Supplied material:
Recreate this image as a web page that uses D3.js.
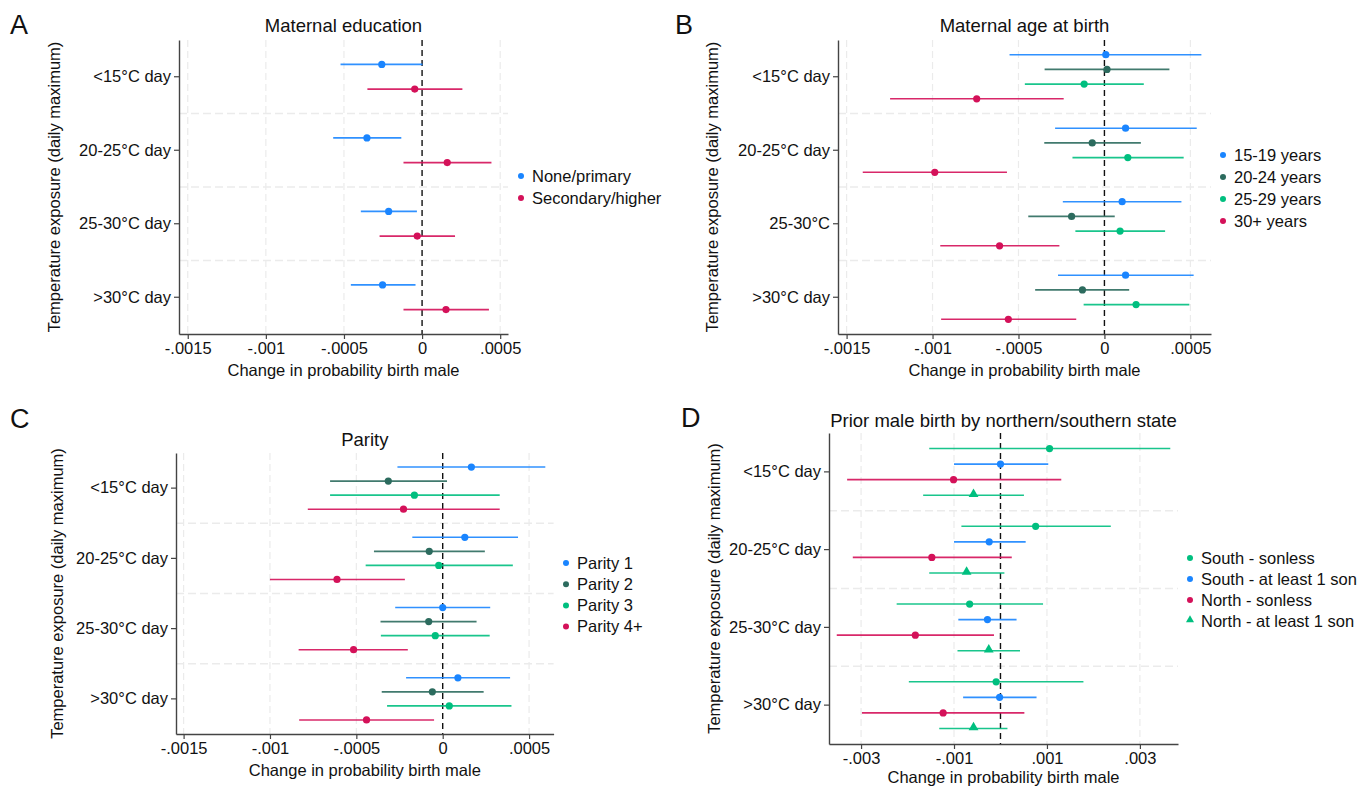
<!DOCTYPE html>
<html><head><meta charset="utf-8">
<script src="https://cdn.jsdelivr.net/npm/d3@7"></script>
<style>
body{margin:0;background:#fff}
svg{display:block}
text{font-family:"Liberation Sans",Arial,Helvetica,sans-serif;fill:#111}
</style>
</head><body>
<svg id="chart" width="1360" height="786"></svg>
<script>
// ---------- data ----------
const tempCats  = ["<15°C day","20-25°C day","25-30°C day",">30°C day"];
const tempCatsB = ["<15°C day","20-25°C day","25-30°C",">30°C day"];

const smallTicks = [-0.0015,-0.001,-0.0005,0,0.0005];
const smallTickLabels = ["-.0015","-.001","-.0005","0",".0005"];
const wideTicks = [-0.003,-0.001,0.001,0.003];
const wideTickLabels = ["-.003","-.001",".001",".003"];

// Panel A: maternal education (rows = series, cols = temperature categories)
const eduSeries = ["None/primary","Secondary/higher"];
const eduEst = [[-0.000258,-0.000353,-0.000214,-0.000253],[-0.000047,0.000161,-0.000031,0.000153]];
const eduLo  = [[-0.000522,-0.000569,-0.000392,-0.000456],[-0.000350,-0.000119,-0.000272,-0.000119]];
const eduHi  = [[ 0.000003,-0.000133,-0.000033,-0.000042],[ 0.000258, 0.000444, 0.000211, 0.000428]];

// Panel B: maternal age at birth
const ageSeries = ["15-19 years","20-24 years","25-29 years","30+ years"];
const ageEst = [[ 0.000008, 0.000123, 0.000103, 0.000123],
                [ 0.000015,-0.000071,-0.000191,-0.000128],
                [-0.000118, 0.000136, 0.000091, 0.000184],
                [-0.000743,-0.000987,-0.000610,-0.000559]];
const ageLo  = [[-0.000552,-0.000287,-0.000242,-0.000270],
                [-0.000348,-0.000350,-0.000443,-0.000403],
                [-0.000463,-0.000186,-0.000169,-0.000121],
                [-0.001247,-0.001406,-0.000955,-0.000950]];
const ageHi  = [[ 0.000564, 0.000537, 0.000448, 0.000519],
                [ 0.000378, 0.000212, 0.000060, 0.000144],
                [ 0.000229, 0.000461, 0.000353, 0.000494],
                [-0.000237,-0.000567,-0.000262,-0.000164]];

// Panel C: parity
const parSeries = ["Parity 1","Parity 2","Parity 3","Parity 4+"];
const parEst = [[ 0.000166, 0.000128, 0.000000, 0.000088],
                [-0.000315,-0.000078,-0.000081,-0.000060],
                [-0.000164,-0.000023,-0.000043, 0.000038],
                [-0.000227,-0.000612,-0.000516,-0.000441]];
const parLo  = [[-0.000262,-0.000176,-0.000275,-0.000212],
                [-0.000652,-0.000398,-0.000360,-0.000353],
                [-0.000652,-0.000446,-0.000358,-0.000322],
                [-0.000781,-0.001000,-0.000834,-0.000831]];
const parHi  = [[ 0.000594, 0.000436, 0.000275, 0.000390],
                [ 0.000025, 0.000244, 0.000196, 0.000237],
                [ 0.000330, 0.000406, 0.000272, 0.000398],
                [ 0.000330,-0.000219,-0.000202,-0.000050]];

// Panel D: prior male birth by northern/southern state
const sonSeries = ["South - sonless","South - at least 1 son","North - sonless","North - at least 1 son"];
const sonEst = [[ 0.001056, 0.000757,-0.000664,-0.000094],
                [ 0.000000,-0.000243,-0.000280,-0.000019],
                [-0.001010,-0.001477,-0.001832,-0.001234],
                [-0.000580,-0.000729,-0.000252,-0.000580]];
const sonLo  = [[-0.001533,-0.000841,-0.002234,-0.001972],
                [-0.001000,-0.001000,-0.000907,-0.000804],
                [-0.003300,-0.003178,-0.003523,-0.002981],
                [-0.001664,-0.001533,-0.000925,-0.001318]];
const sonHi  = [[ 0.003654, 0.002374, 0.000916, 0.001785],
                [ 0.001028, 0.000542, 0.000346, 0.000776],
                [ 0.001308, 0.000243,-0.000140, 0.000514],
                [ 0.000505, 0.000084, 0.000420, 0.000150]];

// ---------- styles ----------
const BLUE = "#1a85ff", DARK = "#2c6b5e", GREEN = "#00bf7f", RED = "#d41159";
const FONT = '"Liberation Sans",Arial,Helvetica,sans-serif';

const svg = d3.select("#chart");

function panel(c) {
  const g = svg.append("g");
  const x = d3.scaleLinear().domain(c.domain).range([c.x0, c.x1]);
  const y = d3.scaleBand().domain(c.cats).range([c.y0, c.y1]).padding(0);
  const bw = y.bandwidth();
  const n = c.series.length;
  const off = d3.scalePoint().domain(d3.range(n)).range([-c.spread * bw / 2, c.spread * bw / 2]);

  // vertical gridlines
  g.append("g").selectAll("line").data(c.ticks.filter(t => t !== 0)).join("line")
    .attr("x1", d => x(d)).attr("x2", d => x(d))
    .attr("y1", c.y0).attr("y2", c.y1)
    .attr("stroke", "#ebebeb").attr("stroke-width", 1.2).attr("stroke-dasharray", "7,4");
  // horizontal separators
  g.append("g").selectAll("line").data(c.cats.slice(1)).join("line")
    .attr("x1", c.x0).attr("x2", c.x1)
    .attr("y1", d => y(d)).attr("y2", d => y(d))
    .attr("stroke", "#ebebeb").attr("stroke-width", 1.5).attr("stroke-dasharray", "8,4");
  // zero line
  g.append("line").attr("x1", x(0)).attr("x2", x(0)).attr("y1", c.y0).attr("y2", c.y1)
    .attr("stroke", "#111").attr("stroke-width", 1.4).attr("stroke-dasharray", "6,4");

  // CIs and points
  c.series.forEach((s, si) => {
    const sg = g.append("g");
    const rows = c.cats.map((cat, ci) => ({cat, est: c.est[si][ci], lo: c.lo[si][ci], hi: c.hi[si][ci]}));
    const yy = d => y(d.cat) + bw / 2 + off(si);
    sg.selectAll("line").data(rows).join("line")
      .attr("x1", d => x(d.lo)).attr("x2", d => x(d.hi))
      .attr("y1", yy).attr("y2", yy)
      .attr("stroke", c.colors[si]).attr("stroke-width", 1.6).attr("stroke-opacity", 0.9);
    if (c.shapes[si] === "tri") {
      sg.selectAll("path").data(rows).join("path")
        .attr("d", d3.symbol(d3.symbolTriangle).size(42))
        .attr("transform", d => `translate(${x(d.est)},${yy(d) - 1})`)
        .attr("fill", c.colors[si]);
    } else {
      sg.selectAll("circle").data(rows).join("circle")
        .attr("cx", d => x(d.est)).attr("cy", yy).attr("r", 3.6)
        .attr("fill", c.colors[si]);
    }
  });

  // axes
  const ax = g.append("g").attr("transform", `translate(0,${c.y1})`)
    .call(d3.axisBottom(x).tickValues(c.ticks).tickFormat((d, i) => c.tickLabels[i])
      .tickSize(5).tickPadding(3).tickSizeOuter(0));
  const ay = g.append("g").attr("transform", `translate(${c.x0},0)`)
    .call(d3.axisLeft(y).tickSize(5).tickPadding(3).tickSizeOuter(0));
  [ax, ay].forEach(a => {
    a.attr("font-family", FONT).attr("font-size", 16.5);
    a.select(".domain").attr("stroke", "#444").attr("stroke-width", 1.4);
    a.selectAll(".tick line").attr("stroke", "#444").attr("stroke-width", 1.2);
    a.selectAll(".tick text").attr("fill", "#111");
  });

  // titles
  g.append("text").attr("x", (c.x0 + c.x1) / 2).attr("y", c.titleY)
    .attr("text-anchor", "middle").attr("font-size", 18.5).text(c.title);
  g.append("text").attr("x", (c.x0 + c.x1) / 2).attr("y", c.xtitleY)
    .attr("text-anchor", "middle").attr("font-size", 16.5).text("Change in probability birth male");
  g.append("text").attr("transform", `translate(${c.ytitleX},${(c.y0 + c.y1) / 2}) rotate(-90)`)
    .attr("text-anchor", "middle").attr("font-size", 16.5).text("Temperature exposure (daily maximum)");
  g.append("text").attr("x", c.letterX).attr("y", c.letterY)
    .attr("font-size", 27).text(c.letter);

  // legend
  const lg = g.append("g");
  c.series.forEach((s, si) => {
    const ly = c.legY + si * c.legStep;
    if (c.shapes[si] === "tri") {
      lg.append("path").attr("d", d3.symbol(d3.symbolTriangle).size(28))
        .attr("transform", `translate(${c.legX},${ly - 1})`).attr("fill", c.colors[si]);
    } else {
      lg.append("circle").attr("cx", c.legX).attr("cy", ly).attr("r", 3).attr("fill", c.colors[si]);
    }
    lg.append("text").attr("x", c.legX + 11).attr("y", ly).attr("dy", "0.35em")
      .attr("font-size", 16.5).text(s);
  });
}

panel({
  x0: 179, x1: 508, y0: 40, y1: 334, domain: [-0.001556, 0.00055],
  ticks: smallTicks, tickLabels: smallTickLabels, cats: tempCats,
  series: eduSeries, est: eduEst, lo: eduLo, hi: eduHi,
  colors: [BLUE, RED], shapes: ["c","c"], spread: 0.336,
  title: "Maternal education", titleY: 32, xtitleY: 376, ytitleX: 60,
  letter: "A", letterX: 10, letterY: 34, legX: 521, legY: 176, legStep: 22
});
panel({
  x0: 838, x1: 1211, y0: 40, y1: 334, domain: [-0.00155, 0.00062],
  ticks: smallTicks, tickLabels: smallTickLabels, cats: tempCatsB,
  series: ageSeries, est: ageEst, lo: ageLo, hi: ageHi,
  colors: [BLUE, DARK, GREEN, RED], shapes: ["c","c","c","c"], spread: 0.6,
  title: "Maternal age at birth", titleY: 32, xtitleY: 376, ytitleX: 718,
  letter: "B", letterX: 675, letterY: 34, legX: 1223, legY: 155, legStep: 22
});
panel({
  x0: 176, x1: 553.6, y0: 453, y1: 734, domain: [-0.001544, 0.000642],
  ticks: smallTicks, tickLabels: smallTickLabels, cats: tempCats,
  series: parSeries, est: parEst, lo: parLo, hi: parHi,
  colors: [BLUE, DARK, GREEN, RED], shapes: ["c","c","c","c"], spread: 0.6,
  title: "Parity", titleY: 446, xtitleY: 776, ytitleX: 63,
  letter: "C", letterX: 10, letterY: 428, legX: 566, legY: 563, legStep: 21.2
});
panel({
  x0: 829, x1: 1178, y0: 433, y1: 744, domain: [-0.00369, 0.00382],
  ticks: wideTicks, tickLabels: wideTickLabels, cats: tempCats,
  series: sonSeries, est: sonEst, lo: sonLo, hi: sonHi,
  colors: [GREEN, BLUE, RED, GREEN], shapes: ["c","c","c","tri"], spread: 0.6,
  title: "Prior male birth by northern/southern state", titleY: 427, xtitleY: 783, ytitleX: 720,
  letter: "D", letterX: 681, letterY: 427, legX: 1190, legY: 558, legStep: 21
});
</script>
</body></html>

---

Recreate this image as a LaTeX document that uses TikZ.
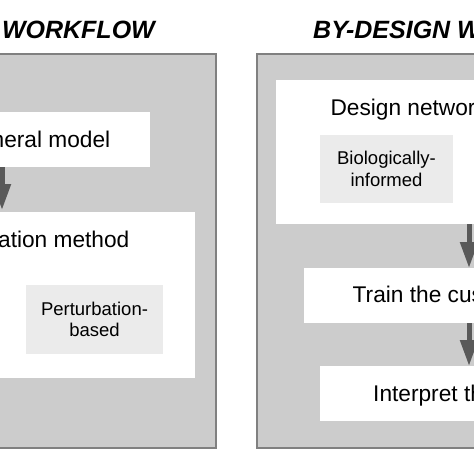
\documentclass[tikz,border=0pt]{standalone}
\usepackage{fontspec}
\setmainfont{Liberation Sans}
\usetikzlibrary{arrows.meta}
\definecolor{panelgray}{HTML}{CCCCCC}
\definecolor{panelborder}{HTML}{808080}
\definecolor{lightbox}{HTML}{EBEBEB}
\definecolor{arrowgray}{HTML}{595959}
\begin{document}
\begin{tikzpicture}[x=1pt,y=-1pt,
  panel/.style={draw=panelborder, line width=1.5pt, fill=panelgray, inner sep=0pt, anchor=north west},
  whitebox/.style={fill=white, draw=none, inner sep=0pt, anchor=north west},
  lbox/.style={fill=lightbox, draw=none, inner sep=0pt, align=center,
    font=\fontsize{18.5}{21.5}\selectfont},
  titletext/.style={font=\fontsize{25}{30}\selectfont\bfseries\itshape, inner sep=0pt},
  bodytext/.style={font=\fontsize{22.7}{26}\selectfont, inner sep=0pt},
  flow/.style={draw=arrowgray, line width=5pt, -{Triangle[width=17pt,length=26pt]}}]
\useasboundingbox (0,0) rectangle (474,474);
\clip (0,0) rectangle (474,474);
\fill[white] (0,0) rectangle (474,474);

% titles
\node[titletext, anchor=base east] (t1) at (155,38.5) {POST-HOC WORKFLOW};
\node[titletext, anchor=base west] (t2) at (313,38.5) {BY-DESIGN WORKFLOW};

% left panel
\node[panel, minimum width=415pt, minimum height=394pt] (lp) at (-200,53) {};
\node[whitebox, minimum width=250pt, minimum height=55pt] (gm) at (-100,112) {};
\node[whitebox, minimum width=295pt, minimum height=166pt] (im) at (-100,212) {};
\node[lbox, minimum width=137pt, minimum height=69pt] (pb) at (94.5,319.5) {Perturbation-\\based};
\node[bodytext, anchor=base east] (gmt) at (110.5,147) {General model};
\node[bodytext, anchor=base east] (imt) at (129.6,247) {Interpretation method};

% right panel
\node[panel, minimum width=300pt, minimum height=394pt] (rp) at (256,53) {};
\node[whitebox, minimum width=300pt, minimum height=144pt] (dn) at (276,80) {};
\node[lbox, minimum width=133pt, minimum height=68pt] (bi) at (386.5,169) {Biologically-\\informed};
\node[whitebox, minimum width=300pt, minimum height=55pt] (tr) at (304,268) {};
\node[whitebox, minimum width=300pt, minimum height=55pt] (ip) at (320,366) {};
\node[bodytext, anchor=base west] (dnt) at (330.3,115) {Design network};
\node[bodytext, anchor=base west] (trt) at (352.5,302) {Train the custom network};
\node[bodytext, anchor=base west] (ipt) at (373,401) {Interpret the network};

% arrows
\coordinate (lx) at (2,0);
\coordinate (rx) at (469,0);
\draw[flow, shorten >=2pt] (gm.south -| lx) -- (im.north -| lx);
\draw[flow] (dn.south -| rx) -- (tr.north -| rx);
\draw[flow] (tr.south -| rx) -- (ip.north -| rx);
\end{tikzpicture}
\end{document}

---

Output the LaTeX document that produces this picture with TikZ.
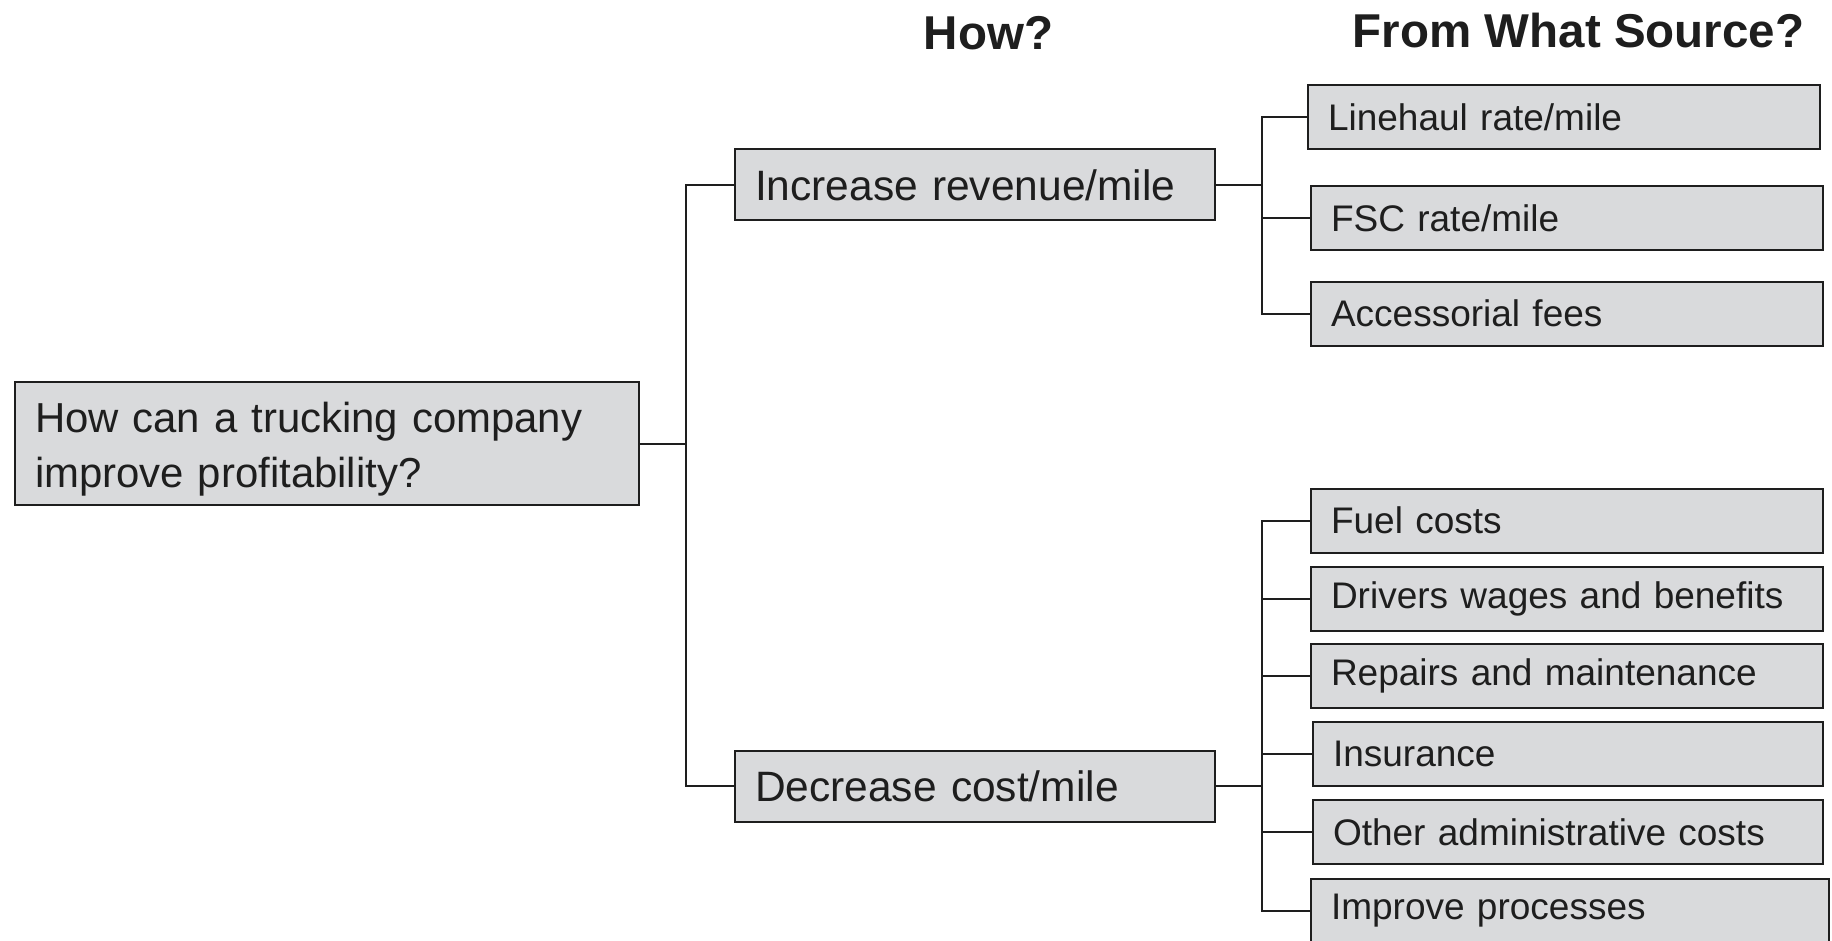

Task to complete:
Reproduce exactly, and only, the lines from the one containing "Recreate this image as a LaTeX" through the one containing "anchor=base west] (t2)", including both; leave out any pictures.

Answer to this task:
Recreate this image as a LaTeX document that uses TikZ.
\documentclass[tikz,border=0pt]{standalone}
\usepackage{fontspec}
\setmainfont{Liberation Sans}
\usetikzlibrary{arrows.meta}
\definecolor{panelgray}{HTML}{CCCCCC}
\definecolor{panelborder}{HTML}{808080}
\definecolor{lightbox}{HTML}{EBEBEB}
\definecolor{arrowgray}{HTML}{595959}
\begin{document}
\begin{tikzpicture}[x=1pt,y=-1pt,
  panel/.style={draw=panelborder, line width=1.5pt, fill=panelgray, inner sep=0pt, anchor=north west},
  whitebox/.style={fill=white, draw=none, inner sep=0pt, anchor=north west},
  lbox/.style={fill=lightbox, draw=none, inner sep=0pt, align=center,
    font=\fontsize{18.5}{21.5}\selectfont},
  titletext/.style={font=\fontsize{25}{30}\selectfont\bfseries\itshape, inner sep=0pt},
  bodytext/.style={font=\fontsize{22.7}{26}\selectfont, inner sep=0pt},
  flow/.style={draw=arrowgray, line width=5pt, -{Triangle[width=17pt,length=26pt]}}]
\useasboundingbox (0,0) rectangle (474,474);
\clip (0,0) rectangle (474,474);
\fill[white] (0,0) rectangle (474,474);

% titles
\node[titletext, anchor=base east] (t1) at (155,38.5) {POST-HOC WORKFLOW};
\node[titletext, anchor=base west] (t2) at (313,38.5) {BY-DESIGN WORKFLOW};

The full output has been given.